The Holy See, through the intermediary of the Congregation for the Doctrine of the Faith, recalls that the Sacrament of Baptism administered with an arbitrarily modified formula is not valid, and that no one “even if he be a priest may add, remove, or change anything in the liturgy on his own authority.”
A sad consequence of the liturgical revolution at work in the Church for more than half a century: the form of the sacrament of baptism is sometimes modified in the name of a pastoral zeal of doubtful worth. It is only the consequence of an out-of-control creativity that would seek to alter the integrity of the sacraments of the Church.
On August 6, 2020 the Press Room of the Holy See published a Doctrinal Note (Responsum) from the Congregation for the Doctrine of the Faith attempting to take the situation in hand: “During recent celebrations, the sacrament of Baptism was administered with the following words: ‘In the name of the father and of the mother, of the godfather and of the godmother, of the grandparents, of the family members, of the friends, in the name of the community we baptize you in the name of the Father and of the Son and of the Holy Spirit.’”

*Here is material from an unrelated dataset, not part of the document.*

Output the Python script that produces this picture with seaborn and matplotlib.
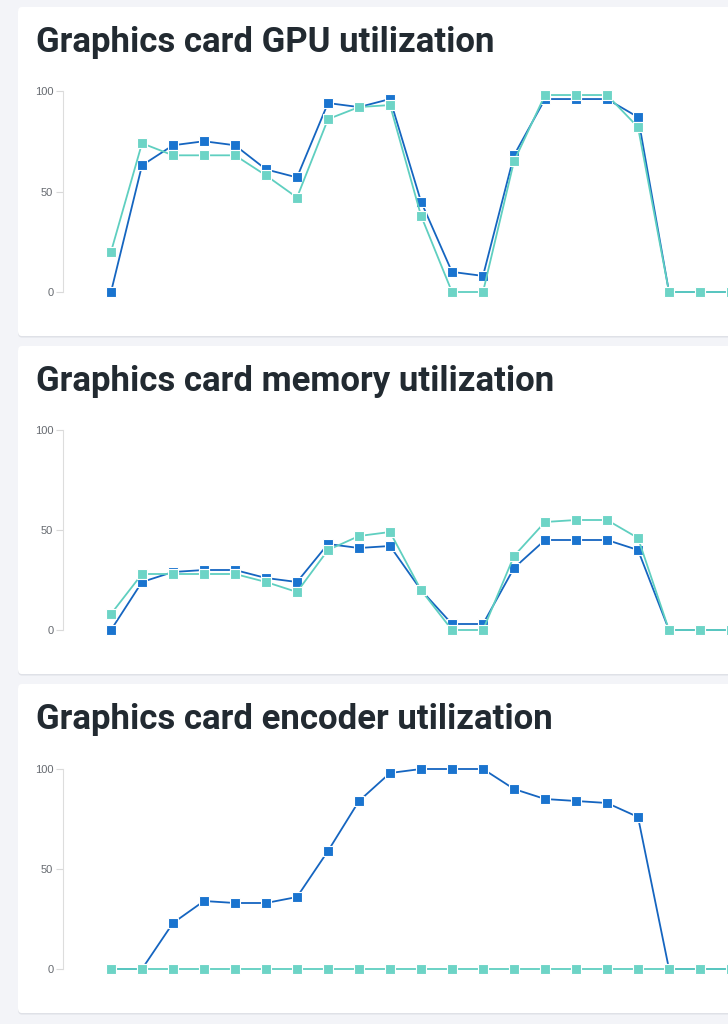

This personalized formula, explains the Congregation, renders baptism invalid and entails the obligation to “those for whom ‘baptism’ was celebrated in this way to be baptized ‘in forma absoluta’ — that is unconditionally — by repeating the rite according to the liturgical norms stipulated by the Church.”
The decision, approved by Pope Francis in a hearing on June 8, would be a welcome development if it did not contain a paradox and were not based on flawed theological reasons.

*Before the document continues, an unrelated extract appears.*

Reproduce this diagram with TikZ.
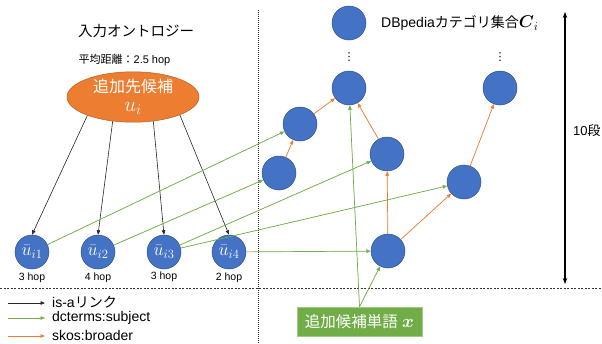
\RequirePackage{fix-cm}
\documentclass[tikz,border=0pt]{standalone}
\usepackage{amsmath}
\usepackage{fontspec}
\setmainfont{Liberation Sans}
\newfontfamily\jp{Noto Sans CJK JP}
\newfontfamily\dv{DejaVu Sans}
\usetikzlibrary{arrows.meta,shapes.geometric}
\definecolor{nblue}{HTML}{4472C4}
\definecolor{nbord}{HTML}{2F528F}
\definecolor{norange}{HTML}{ED7D31}
\definecolor{ngreen}{HTML}{70AD47}
\definecolor{ngreenb}{HTML}{A3C98A}
\newcommand{\fsz}[1]{\fontsize{#1}{#1}\selectfont}
\tikzset{
  cat/.style={circle,fill=nblue,draw=nbord,line width=0.5pt,minimum size=34pt,inner sep=0pt,text=white,font=\fsz{18}},
  hop/.style={font=\fsz{10.5},inner sep=0pt},
  tip/.style={-{Triangle[length=4.5pt,width=3.5pt]}},
  isa/.style={tip,line width=0.6pt,draw=black!85},
  subj/.style={tip,line width=0.7pt,draw=ngreen,fill=ngreen},
  broad/.style={tip,line width=0.7pt,draw=norange,fill=norange},
  sep/.style={line width=0.6pt,draw=black!80},
}
\begin{document}
\begin{tikzpicture}[x=1pt,y=-1pt]
\useasboundingbox (0,0) rectangle (602,343);

% separators
\draw[sep,dash pattern=on 1pt off 1pt] (258,10) -- (258,343);
\draw[sep,dash pattern=on 2pt off 1.5pt] (0,288) -- (602,288);

% titles
\node[inner sep=0pt] (title) at (136,31) {\jp\fsz{14.5}入力オントロジー};
\node[inner sep=0pt] (avg) at (124.5,60) {\fsz{11}{\jp 平均距離：}2.5 hop};

% candidate ellipse
\node[ellipse,fill=norange,draw=norange!75!black,line width=0.5pt,minimum width=132pt,minimum height=50pt,inner sep=0pt,text=white,align=center] (u) at (133,97)
  {{\jp\fsz{16}追加先候補}\\[7pt]{\fsz{21}$u_i$}};

% input ontology nodes
\node[cat] (u1) at (32,252) {$\bar{u}_{i1}$};
\node[cat] (u2) at (98,252) {$\bar{u}_{i2}$};
\node[cat] (u3) at (164,252) {$\bar{u}_{i3}$};
\node[cat] (u4) at (229,252) {$\bar{u}_{i4}$};
\node[hop] (h1) at (32,278) {3 hop};
\node[hop] (h2) at (98,278) {4 hop};
\node[hop] (h3) at (164,277) {3 hop};
\node[hop] (h4) at (229,278) {2 hop};

% DBpedia categories
\node[cat] (t) at (349,23) {};
\node[cat] (t2) at (349,88) {};
\node[cat] (r2) at (500,88) {};
\node[cat] (a) at (300,124) {};
\node[cat] (b) at (279,173) {};
\node[cat] (c) at (387,154) {};
\node[cat] (d) at (388,251) {};
\node[cat] (e) at (464,182) {};
\node[inner sep=0pt] (dots1) at (349,57) {\dv\fsz{11}⋮};
\node[inner sep=0pt] (dots2) at (500,57) {\dv\fsz{11}⋮};
\node[anchor=west,inner sep=0pt] (dbl) at (381,23) {\fsz{14}DBpedia{\jp カテゴリ集合}{\fsz{17}$\boldsymbol{C}_i$}};

% word box
\node[fill=ngreen,draw=ngreenb,line width=0.6pt,minimum width=125pt,minimum height=29pt,inner sep=0pt,text=white] (x) at (359.5,321.5)
  {\fsz{15.5}{\jp 追加候補単語} {\fsz{18}$\boldsymbol{x}$}};

% is-a links
\draw[isa] (u.202) -- (u1.north);
\draw[isa] (u.230) -- (u2.north);
\draw[isa] (u.310) -- (u3.north);
\draw[isa] (u.339) -- (u4.north);

% dcterms:subject
\draw[subj] (u1) -- (a);
\draw[subj] (u2) -- (b);
\draw[subj] (u3) -- (c);
\draw[subj] (u3) -- (e);
\draw[subj] (u4) -- (d);
\draw[subj] (x.north) -- (t2);
\draw[subj] (x.north) -- (d);

% skos:broader
\draw[broad] (b) -- (a);
\draw[broad] (a) -- (t2);
\draw[broad] (c) -- (t2);
\draw[broad] (d) -- (c);
\draw[broad] (d) -- (e);
\draw[broad] (e) -- (r2);

% 10 levels arrow
\coordinate (tt) at (565,12);
\coordinate (tb) at (565,284);
\draw[line width=1.4pt,{Stealth[length=6pt,width=4.5pt]}-{Stealth[length=6pt,width=4.5pt]}] (tt) -- (tb);
\node[anchor=west,inner sep=0pt] (ten) at (573,131) {\fsz{13}10{\jp 段}};

% legend
\coordinate (l1a) at (8,303); \coordinate (l1b) at (45,303);
\coordinate (l2a) at (8,318); \coordinate (l2b) at (45,318);
\coordinate (l3a) at (8,336); \coordinate (l3b) at (45,336);
\draw[isa] (l1a) -- (l1b);
\draw[subj] (l2a) -- (l2b);
\draw[broad] (l3a) -- (l3b);
\node[anchor=west,inner sep=0pt] (lg1) at (52,302) {\fsz{14}is-a{\jp リンク}};
\node[anchor=west,inner sep=0pt] (lg2) at (52,318) {\fsz{14}dcterms:subject};
\node[anchor=west,inner sep=0pt] (lg3) at (52,335) {\fsz{14}skos:broader};
\end{tikzpicture}
\end{document}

The Note indicates that “apparently, the deliberate modification of the sacramental formula was introduced to emphasize the communitarian significance of Baptism, in order to express the participation of the family and of those present, and to avoid the idea of the concentration of a sacred power in the priest to the detriment of the parents and the community that the formula in the Rituale Romano might seem to imply.”

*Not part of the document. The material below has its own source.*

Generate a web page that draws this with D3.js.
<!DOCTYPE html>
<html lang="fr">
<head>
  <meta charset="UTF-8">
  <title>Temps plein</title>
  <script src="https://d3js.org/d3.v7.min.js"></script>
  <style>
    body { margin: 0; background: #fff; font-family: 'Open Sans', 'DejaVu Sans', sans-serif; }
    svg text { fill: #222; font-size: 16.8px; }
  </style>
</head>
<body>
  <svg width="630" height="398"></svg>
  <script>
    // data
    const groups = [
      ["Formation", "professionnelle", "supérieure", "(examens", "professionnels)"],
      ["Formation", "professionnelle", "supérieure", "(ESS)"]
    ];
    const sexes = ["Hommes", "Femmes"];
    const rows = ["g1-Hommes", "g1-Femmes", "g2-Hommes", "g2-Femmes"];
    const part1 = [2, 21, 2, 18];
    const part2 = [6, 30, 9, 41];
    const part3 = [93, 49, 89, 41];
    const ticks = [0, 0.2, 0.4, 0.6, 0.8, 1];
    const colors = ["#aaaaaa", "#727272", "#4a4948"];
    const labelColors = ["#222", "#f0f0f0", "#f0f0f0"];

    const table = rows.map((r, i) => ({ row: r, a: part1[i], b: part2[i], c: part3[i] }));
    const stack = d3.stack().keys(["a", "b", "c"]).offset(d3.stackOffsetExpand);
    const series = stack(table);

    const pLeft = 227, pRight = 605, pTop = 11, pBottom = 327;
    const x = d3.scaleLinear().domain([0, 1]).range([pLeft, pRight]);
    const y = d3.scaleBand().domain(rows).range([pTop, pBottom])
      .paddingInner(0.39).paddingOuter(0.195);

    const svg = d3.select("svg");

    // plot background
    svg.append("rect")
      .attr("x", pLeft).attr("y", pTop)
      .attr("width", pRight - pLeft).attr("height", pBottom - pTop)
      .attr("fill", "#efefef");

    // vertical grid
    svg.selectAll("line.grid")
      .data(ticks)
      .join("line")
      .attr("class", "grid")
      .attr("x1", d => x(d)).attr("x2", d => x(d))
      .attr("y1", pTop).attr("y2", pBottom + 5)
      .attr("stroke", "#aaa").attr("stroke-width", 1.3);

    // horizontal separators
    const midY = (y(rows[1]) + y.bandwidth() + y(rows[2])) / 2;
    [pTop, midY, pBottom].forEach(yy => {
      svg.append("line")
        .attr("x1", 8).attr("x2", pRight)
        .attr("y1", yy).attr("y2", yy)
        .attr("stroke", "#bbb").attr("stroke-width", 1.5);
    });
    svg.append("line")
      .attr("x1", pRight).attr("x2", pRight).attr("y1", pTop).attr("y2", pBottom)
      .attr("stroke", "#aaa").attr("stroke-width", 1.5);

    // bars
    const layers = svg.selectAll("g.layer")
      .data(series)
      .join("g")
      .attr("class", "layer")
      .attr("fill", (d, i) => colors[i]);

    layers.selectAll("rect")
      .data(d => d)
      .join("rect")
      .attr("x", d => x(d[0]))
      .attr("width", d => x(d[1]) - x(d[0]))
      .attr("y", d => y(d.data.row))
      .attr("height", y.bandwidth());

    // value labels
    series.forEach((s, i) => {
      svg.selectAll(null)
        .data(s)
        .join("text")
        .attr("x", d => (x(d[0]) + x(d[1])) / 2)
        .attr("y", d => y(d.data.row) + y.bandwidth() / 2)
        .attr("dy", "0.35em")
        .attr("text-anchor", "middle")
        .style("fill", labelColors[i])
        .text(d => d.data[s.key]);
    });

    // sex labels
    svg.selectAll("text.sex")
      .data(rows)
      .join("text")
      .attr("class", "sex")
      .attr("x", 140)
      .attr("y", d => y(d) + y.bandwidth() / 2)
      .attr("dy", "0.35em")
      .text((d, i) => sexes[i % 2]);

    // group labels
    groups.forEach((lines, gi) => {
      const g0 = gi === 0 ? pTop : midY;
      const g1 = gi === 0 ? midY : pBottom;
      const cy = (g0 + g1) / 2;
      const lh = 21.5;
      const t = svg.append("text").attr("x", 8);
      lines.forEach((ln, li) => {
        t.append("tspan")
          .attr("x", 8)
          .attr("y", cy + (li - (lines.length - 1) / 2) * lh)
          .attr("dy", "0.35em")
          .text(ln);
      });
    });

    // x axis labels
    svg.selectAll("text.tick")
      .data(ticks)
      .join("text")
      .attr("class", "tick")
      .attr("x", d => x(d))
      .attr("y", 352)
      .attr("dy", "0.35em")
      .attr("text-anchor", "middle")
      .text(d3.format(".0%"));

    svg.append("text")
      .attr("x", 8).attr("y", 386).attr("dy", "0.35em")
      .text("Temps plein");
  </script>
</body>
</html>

Are the authors of this modification not in tune with the spirit of the Council and its liturgical reforms? Have they not all insisted on the place of community, to the point that now many baptisms are celebrated during Sunday Mass? Has not the sacred power of the priest been systematically relativized or even denied for 50 years? Either he is denounced in the name of a clericalism brandished like a bogeyman, or he is beat down by all kinds of demands, as is the case in Germany with the Synodal Path?
In fact, the authors of these modifications which undermine the validity of the sacrament have gone too far. But they did not invent the principles that guide them. It’s all very well for the Note to denounce the “debatable pastoral motives” which “here resurfaces the ancient temptation to substitute for the formula handed down by Tradition other texts judged more suitable.”
A strictness that would be useful if applied to the innovations contained in the Novus Ordo Missae, and echoed by the conclusion of the Brief Critical Study of the Novus Ordo Missae
presented on June 5, 1969 by Cardinals Ottaviani and Bacci: “To abandon a liturgical tradition which for four centuries was both the sign and the pledge of unity of worship (and to replace it with another which cannot but be a sign of division by virtue of the countless liberties implicitly authorized, and which teems with insinuations or manifest errors against the integrity of the Catholic religion) is, we feel in conscience bound to proclaim, an incalculable error.”
Strange Theological Explanations
If the Note of the Congregation for the Doctrine of the Faith rightly evokes the authority of St. Thomas Aquinas and the decisions of the Council of Trent, it goes astray by using a nonsensical language far removed from the simplicity of the catechisms of days gone by or the clarity of the traditional magisterium.
Thus the priest sees his role of minister of Christ altered to become “a sign-presence” of Christ who celebrates as head of the body which is the assembly which also acts in a ministerial way (?): “the subject is the Church, the Body of Christ together with its Head, that manifests itself in the concrete gathered assembly. Such an assembly therefore acts ministerially – not collegially – because no group can make itself Church, but becomes Church in virtue of a call that cannot arise from within the assembly itself.”
“The minister is therefore the sign-presence of Him who gathers, and is at the same time the locus of the communion of every liturgical assembly with the whole Church.” Is a priest who baptizes outside an assembly still sufficiently a “sign-presence”? Is the priest acting as the minister of Christ or is the minister the assembly in which Christ celebrates through His sign-presence minister?
What if we went back to the pure Tradition of the Church, to its simple and luminous teachings that have proved their worth for 2,000 years?